SEC's East is least right now

There’s no other way to say it: The SEC’s Eastern Division is lagging way behind right now.

That’s not to say that South Carolina or Georgia couldn’t get hot down the stretch, win 10-plus games and have a chance to finish in the top 10 nationally.

But if the first half of the season is any indication, it’s more likely that we’re headed toward a repeat of 2010.

Four of the six teams in the East finished with losing overall records last season, and nobody had fewer than five losses overall. The Gamecocks won the division with three conference losses, and what really magnified how down the East was a year ago was the fact that it won only three times all season against Western Division teams.

It’s been a similar story this season.

Already, four of the six teams have at least two conference losses at the midway point. And by this time next week, it’s very possible that four of the teams will have at least three conference losses.

South Carolina’s only loss came to Auburn at home, while Georgia seems to be playing its best football.

Still, the only East team nationally ranked this week is South Carolina at No. 15, and four of the Gamecocks’ five wins have come over East Carolina, Navy, Vanderbilt and Kentucky – four teams with a combined 8-13 record.

South Carolina’s best win came at Georgia the second week of the season, and given the injuries to Florida starting quarterback John Brantley and Tennessee starting quarterback Tyler Bray, it looks like the Gamecocks and the Bulldogs are the two that will battle it out for the East crown.

In reality, the East probably isn’t as weak as it looks, although Kentucky isn’t helping that theory any. The Wildcats have lost their last three games by a combined 137-20 margin.

What’s magnified the East’s troubles as much as anything is the West’s strength. Alabama and LSU are the top two teams in America right now, and Arkansas is also ranked in the top 10 nationally.

Outside of the NFL, it’s hard to find anyone playing as well as the Crimson Tide and Tigers, leading most to believe that the SEC championship game will be nothing more than a coronation for whoever wins on Nov. 5 in Tuscaloosa.

How did the East get to this point, especially when you consider that the Gators won national championships in 2006 and 2008?

Coaching turnover intertwined with coaching controversy would probably be the best place to start.

Urban Meyer reeled in an army of highly ranked players when he was at Florida, five-star prospects who had all the glitz and even more hype. But Orlando Sentinel columnist Mike Bianchi might have been onto something when he wrote that Meyer left Will Muschamp a track team and not a football team.

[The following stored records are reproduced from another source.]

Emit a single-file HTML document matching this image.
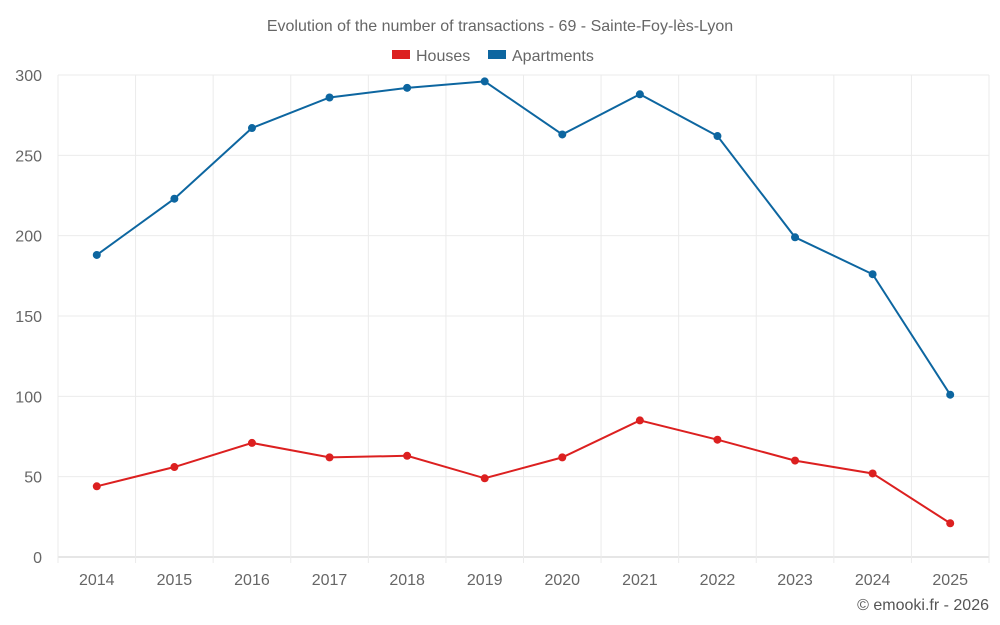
<!DOCTYPE html>
<html><head><meta charset="utf-8"><style>
body{margin:0;background:#fff;font-family:"Liberation Sans",sans-serif;}
</style></head><body>
<svg id="chart" width="1000" height="625" style="display:block">
<text x="500" y="31" text-anchor="middle" font-size="16" fill="#666">Evolution of the number of transactions - 69 - Sainte-Foy-lès-Lyon</text>
<g>
<g><rect x="392" y="50" width="18" height="9" fill="#dc2020"/><text x="416" y="61" font-size="16" fill="#666">Houses</text></g>
<g><rect x="488" y="50" width="18" height="9" fill="#0d66a0"/><text x="512" y="61" font-size="16" fill="#666">Apartments</text></g>
</g>
<g id="grid"></g><g id="axes"></g><g id="series"></g>
<text x="989" y="610" text-anchor="end" font-size="16" fill="#555">© emooki.fr - 2026</text>
</svg>
<script>
const years=["2014","2015","2016","2017","2018","2019","2020","2021","2022","2023","2024","2025"];
const houses=[44,56,71,62,63,49,62,85,73,60,52,21];
const apartments=[188,223,267,286,292,296,263,288,262,199,176,101];
const yTicks=[0,50,100,150,200,250,300];
const NS="http://www.w3.org/2000/svg";
const L=58,R=989,T=75,B=557,yMax=300;
const band=(R-L)/years.length;
const xs=i=>L+band*(i+0.5);
const ys=v=>B-(v/yMax)*(B-T);
function mk(t,a,p){const e=document.createElementNS(NS,t);for(const k in a)e.setAttribute(k,a[k]);p.appendChild(e);return e;}
const g=document.getElementById('grid'),ax=document.getElementById('axes'),s=document.getElementById('series');
yTicks.forEach(v=>{
 const l=mk('line',{x1:L,x2:R,y1:ys(v),y2:ys(v),stroke:v===0?'#ccc':'#ebebeb'},g);
 
 
 const t=mk('text',{x:L-16,y:ys(v)+6,'text-anchor':'end','font-size':16,fill:'#666'},ax);
 t.textContent=v;
 
 
});
for(let i=0;i<=years.length;i++){
 const x=L+band*i;
 const l=mk('line',{x1:x,x2:x,y1:T,y2:B+6,stroke:'#ebebeb'},g);
 
 
}
years.forEach((y,i)=>{
 const t=mk('text',{x:xs(i),y:585,'text-anchor':'middle','font-size':16,fill:'#666'},ax);
 t.textContent=y;
 
 
});
function series(data,color,name){
 const p=mk('polyline',{points:data.map((v,i)=>xs(i)+','+ys(v)).join(' '),fill:'none',stroke:color,'stroke-width':2},s);
 
 
 data.forEach((v,i)=>{
  const c=mk('circle',{cx:xs(i),cy:ys(v),r:4,fill:color},s);
  
  
 });
}
series(apartments,'#0d66a0','apartments');
series(houses,'#dc2020','houses');
</script>
</body></html>
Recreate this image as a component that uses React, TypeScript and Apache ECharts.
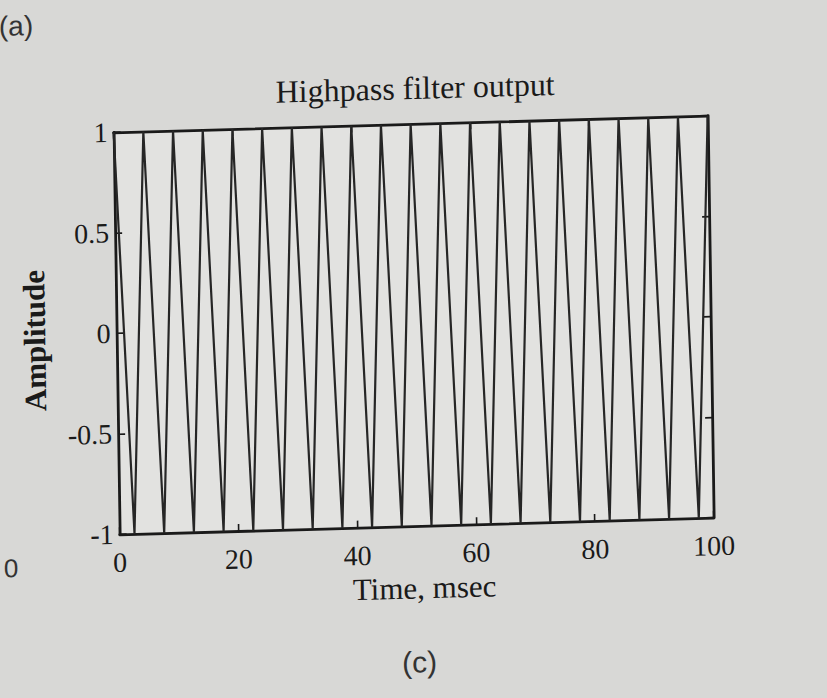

Tennessee has had three head coaches since the 2008 season, and with Bray out, the Vols will be hard-pressed to avoid their third straight season of six or more losses.

The big question hovering at Georgia the last couple of years has been whether Mark Richt was going to make it. He overhauled his defensive staff following the 2009 season, and the climate really turned nasty last season when the Bulldogs suffered through their first losing season since 1996.

It’s probably a stretch to think that the East champion will have three conference losses again this season, but two losses looks about right.

And with the way Alabama and LSU have it rolling right now, it’s hard to peer into the future and see an Eastern Division team winning another SEC title any time soon.

But as we’ve all seen in this league, about the only sure thing is change itself.

The East will cycle back at some point. It just may be a while.